## Code that draws figures
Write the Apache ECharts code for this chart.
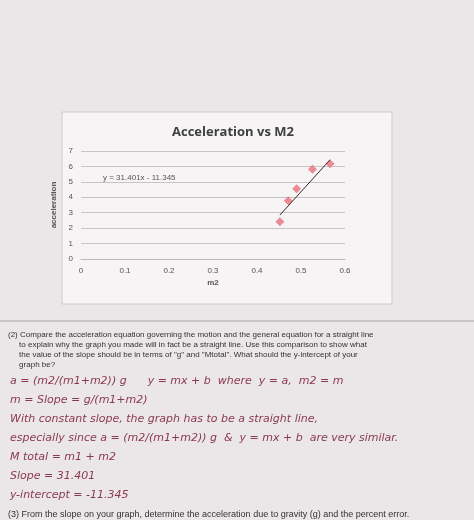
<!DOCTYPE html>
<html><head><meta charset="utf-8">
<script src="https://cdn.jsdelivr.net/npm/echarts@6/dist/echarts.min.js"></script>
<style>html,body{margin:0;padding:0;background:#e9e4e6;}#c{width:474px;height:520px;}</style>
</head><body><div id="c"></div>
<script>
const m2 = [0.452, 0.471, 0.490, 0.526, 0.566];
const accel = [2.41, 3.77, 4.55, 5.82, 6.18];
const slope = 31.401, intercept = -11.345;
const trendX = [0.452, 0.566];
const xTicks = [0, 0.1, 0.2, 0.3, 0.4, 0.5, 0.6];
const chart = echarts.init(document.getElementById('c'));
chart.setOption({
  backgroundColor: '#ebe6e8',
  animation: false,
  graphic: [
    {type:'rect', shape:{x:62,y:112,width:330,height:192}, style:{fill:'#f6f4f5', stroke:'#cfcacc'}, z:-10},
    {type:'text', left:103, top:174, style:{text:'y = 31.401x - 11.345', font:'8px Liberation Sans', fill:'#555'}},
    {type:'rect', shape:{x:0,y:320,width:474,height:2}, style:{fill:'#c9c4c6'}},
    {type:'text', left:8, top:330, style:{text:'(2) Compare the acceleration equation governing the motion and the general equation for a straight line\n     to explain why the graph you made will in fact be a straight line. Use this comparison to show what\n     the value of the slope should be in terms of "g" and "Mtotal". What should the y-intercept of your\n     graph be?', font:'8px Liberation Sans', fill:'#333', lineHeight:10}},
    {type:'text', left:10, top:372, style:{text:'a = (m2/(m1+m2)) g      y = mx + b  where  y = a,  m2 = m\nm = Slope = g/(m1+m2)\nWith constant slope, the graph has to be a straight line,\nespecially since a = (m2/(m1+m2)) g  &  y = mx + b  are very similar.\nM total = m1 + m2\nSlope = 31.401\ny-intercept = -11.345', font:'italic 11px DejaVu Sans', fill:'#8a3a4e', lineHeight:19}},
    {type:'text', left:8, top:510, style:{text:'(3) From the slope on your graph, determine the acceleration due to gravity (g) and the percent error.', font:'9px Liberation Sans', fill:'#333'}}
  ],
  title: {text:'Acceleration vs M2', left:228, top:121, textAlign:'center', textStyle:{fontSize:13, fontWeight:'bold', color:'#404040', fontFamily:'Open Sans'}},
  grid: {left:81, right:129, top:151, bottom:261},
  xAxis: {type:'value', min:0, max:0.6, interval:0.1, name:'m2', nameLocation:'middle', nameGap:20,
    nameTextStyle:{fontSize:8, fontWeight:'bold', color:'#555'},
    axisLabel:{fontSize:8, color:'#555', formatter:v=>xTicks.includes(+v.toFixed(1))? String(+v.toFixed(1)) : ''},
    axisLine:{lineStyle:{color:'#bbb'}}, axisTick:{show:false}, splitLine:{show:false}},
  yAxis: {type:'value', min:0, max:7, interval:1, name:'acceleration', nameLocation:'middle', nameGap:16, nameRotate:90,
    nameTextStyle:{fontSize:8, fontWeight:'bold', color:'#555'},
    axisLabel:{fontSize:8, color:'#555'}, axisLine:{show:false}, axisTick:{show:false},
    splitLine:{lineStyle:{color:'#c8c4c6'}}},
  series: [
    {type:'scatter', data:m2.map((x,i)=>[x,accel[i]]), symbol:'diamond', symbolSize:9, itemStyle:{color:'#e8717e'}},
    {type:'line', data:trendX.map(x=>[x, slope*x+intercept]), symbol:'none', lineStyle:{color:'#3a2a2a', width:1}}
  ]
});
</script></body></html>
==
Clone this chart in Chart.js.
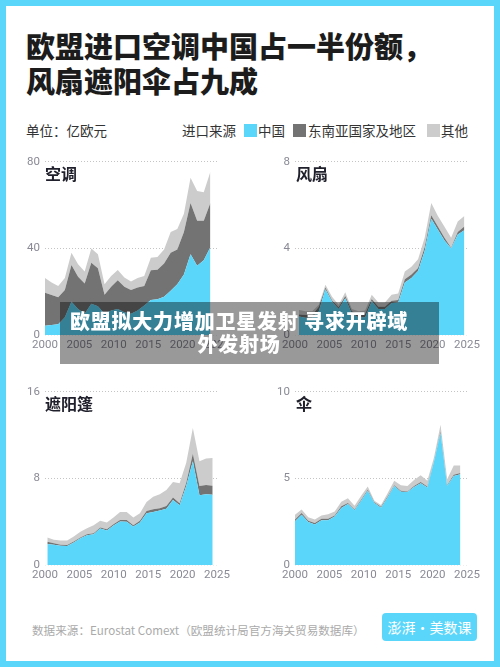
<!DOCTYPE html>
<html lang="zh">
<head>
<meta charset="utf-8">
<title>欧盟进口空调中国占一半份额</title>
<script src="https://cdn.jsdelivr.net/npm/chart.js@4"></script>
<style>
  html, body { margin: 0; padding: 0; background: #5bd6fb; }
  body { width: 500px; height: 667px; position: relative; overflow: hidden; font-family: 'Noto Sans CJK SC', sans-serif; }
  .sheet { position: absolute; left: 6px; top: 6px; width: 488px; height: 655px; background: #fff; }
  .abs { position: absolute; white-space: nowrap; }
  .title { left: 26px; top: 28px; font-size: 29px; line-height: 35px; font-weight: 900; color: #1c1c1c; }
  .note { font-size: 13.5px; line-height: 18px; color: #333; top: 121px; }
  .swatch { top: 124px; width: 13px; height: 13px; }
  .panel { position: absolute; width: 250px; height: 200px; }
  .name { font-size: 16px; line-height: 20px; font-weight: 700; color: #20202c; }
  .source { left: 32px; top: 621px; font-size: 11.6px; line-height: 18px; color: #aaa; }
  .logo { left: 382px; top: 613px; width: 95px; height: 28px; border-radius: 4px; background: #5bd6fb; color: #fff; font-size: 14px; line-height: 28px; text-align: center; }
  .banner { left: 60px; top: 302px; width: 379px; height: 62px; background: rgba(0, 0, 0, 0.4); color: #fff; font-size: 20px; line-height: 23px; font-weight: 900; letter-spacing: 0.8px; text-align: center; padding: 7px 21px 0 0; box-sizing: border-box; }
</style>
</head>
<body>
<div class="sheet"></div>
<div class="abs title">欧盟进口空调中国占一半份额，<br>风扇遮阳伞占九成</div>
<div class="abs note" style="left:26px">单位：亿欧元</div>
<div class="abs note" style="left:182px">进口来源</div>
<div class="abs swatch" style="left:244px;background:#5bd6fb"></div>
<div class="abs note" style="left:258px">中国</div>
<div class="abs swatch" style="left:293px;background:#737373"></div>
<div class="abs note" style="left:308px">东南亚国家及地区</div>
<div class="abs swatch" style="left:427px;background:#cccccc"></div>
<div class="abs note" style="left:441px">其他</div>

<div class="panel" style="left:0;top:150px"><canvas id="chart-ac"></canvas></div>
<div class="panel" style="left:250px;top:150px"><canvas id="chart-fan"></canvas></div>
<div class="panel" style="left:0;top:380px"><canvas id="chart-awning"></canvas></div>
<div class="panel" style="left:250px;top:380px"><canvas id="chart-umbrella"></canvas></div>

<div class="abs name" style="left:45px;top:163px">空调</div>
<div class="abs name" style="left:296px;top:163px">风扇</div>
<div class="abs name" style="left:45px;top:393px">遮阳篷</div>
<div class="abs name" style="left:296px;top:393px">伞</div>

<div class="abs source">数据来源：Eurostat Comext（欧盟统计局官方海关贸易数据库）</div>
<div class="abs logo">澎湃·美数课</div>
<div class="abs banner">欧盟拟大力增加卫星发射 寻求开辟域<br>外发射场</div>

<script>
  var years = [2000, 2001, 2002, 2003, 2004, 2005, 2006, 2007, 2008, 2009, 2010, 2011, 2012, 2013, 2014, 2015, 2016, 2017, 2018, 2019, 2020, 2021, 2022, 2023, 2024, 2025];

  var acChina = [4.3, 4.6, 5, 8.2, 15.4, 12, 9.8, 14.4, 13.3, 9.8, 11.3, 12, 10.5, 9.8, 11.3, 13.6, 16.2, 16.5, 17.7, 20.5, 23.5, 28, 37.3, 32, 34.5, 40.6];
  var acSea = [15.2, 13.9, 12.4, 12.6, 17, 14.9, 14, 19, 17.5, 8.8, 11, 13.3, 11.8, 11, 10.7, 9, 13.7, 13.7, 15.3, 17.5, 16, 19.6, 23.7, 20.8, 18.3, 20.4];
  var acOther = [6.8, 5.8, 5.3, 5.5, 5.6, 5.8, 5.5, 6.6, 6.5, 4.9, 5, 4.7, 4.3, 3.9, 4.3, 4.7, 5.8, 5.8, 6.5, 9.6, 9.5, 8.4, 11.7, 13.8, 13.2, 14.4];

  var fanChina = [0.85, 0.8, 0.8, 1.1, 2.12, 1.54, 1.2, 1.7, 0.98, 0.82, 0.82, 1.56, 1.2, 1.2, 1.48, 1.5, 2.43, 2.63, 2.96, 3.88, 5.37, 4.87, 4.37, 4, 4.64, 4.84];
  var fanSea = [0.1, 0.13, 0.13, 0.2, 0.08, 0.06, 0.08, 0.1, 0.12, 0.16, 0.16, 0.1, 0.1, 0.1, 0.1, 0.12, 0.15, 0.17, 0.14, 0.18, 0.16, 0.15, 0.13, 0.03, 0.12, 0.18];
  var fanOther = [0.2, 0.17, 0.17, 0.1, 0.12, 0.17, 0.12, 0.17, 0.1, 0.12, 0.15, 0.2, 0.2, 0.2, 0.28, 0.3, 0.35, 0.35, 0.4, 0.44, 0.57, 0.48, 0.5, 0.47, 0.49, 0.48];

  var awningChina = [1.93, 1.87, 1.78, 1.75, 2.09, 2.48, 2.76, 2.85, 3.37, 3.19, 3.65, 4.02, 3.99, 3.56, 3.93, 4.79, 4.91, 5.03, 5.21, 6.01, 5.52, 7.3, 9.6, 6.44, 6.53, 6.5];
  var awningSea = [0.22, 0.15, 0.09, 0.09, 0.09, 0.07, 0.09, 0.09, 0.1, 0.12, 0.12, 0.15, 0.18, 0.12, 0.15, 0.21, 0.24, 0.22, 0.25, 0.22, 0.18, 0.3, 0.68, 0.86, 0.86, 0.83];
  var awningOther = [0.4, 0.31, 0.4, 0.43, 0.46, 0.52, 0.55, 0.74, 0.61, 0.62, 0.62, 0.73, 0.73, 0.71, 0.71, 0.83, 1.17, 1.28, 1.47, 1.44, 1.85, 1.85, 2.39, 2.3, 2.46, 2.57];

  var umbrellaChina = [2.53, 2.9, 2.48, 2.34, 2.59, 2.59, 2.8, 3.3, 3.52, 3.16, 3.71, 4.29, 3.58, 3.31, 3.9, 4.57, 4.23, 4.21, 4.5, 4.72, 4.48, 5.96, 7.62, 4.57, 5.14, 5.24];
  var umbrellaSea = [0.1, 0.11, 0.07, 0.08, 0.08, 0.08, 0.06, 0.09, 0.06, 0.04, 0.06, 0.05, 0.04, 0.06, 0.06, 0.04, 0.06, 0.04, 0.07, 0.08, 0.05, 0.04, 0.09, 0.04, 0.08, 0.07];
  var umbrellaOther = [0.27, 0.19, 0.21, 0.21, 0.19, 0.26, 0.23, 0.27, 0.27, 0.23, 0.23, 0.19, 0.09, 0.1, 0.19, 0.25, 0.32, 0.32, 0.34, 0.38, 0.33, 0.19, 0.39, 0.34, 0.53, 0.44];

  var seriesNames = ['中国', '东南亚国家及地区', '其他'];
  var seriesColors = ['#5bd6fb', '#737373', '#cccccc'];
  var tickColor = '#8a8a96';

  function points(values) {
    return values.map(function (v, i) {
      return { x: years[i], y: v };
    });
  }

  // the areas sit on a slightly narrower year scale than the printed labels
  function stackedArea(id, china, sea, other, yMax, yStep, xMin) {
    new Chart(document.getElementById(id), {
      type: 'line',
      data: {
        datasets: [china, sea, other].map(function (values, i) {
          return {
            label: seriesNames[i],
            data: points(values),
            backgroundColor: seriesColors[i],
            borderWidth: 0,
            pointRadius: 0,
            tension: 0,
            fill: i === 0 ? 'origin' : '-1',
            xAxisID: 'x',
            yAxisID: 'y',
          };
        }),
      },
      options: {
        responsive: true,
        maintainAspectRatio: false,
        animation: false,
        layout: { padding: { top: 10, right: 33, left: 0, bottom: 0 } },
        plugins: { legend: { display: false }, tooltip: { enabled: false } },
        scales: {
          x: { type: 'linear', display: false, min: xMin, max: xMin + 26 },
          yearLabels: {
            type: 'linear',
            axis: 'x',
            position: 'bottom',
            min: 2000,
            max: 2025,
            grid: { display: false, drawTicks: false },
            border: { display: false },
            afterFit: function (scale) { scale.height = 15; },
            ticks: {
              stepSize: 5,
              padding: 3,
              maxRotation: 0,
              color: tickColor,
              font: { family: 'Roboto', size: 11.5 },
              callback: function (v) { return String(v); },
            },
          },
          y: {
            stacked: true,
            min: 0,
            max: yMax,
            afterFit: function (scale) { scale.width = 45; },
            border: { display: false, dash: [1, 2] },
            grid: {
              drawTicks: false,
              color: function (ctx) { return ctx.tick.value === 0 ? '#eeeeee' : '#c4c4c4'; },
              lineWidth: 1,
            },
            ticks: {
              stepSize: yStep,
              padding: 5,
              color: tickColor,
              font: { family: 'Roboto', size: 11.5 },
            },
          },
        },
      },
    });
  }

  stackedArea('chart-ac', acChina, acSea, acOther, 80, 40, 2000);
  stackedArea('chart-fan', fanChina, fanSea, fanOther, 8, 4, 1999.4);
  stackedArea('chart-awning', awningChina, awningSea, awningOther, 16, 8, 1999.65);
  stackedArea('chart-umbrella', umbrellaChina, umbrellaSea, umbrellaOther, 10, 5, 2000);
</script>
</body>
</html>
==
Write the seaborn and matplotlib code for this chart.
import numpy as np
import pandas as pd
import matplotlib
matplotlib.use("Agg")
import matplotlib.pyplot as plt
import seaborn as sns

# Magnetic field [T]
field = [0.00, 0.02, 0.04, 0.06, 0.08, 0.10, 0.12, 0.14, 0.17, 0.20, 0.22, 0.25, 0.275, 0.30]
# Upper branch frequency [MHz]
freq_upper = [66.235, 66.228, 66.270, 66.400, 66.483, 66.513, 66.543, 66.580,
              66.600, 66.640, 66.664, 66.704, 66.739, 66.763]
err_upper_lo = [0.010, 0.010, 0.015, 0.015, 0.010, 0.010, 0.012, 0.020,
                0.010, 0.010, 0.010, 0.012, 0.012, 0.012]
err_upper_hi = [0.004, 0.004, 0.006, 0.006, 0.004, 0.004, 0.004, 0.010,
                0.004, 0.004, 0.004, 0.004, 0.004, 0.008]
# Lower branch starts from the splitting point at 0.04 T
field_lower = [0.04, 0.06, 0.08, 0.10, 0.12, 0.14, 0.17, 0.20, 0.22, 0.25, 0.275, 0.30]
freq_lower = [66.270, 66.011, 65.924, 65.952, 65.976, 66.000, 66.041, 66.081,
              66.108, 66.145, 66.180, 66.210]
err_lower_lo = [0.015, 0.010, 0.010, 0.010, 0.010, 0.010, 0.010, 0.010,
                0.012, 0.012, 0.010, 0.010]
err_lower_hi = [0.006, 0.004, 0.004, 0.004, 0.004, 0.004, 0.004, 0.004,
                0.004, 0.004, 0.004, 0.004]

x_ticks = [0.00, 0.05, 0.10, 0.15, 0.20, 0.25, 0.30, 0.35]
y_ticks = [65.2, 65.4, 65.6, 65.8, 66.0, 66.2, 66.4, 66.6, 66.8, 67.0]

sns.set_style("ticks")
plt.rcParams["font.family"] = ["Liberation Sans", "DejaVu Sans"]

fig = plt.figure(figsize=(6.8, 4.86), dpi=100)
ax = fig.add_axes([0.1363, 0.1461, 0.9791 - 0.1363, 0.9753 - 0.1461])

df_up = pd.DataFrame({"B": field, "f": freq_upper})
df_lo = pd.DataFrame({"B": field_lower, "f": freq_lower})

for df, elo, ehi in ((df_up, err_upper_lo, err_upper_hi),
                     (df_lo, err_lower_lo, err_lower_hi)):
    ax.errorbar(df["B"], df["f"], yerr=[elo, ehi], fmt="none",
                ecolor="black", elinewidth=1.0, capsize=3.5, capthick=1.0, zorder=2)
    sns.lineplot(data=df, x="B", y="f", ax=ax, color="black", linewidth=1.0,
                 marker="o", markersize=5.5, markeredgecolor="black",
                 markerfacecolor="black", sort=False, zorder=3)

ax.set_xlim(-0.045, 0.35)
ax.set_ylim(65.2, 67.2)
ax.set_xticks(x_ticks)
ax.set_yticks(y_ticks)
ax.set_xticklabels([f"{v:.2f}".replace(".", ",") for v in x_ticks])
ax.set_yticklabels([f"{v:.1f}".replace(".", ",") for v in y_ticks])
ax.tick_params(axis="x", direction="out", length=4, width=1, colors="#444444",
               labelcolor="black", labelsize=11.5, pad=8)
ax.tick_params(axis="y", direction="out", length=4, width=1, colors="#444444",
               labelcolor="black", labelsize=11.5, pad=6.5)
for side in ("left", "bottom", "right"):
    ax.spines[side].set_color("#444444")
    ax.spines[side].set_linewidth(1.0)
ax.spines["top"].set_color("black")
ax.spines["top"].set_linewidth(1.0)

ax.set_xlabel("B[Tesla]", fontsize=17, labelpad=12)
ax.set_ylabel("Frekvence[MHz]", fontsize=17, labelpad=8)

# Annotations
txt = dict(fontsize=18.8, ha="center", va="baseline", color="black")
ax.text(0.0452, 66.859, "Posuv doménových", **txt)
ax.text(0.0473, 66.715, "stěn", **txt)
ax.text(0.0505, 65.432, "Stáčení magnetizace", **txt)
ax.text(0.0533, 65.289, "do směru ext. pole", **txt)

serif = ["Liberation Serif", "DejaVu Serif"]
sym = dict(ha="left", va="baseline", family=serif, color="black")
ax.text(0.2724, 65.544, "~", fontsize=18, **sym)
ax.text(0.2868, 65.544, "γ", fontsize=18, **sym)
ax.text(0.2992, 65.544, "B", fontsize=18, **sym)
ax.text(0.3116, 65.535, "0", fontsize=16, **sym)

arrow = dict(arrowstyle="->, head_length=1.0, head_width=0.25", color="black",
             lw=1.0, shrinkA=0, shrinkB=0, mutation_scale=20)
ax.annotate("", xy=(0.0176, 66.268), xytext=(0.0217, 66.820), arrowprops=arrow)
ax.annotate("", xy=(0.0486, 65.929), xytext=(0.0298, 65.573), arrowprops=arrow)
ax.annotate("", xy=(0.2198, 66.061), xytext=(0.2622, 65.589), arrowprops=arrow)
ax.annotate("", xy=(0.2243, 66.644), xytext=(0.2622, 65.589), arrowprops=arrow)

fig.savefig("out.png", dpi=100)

## Exercise task
Begin at the line that has "Write the seaborn" in the entries above; stop after the line that has "ax = fig.add_axes([0.1363, 0.1461, 0.9791". Transcribe exactly those lines and no others.

## Result of this task
Write the seaborn and matplotlib code for this chart.
import numpy as np
import pandas as pd
import matplotlib
matplotlib.use("Agg")
import matplotlib.pyplot as plt
import seaborn as sns

# Magnetic field [T]
field = [0.00, 0.02, 0.04, 0.06, 0.08, 0.10, 0.12, 0.14, 0.17, 0.20, 0.22, 0.25, 0.275, 0.30]
# Upper branch frequency [MHz]
freq_upper = [66.235, 66.228, 66.270, 66.400, 66.483, 66.513, 66.543, 66.580,
              66.600, 66.640, 66.664, 66.704, 66.739, 66.763]
err_upper_lo = [0.010, 0.010, 0.015, 0.015, 0.010, 0.010, 0.012, 0.020,
                0.010, 0.010, 0.010, 0.012, 0.012, 0.012]
err_upper_hi = [0.004, 0.004, 0.006, 0.006, 0.004, 0.004, 0.004, 0.010,
                0.004, 0.004, 0.004, 0.004, 0.004, 0.008]
# Lower branch starts from the splitting point at 0.04 T
field_lower = [0.04, 0.06, 0.08, 0.10, 0.12, 0.14, 0.17, 0.20, 0.22, 0.25, 0.275, 0.30]
freq_lower = [66.270, 66.011, 65.924, 65.952, 65.976, 66.000, 66.041, 66.081,
              66.108, 66.145, 66.180, 66.210]
err_lower_lo = [0.015, 0.010, 0.010, 0.010, 0.010, 0.010, 0.010, 0.010,
                0.012, 0.012, 0.010, 0.010]
err_lower_hi = [0.006, 0.004, 0.004, 0.004, 0.004, 0.004, 0.004, 0.004,
                0.004, 0.004, 0.004, 0.004]

x_ticks = [0.00, 0.05, 0.10, 0.15, 0.20, 0.25, 0.30, 0.35]
y_ticks = [65.2, 65.4, 65.6, 65.8, 66.0, 66.2, 66.4, 66.6, 66.8, 67.0]

sns.set_style("ticks")
plt.rcParams["font.family"] = ["Liberation Sans", "DejaVu Sans"]

fig = plt.figure(figsize=(6.8, 4.86), dpi=100)
ax = fig.add_axes([0.1363, 0.1461, 0.9791 - 0.1363, 0.9753 - 0.1461])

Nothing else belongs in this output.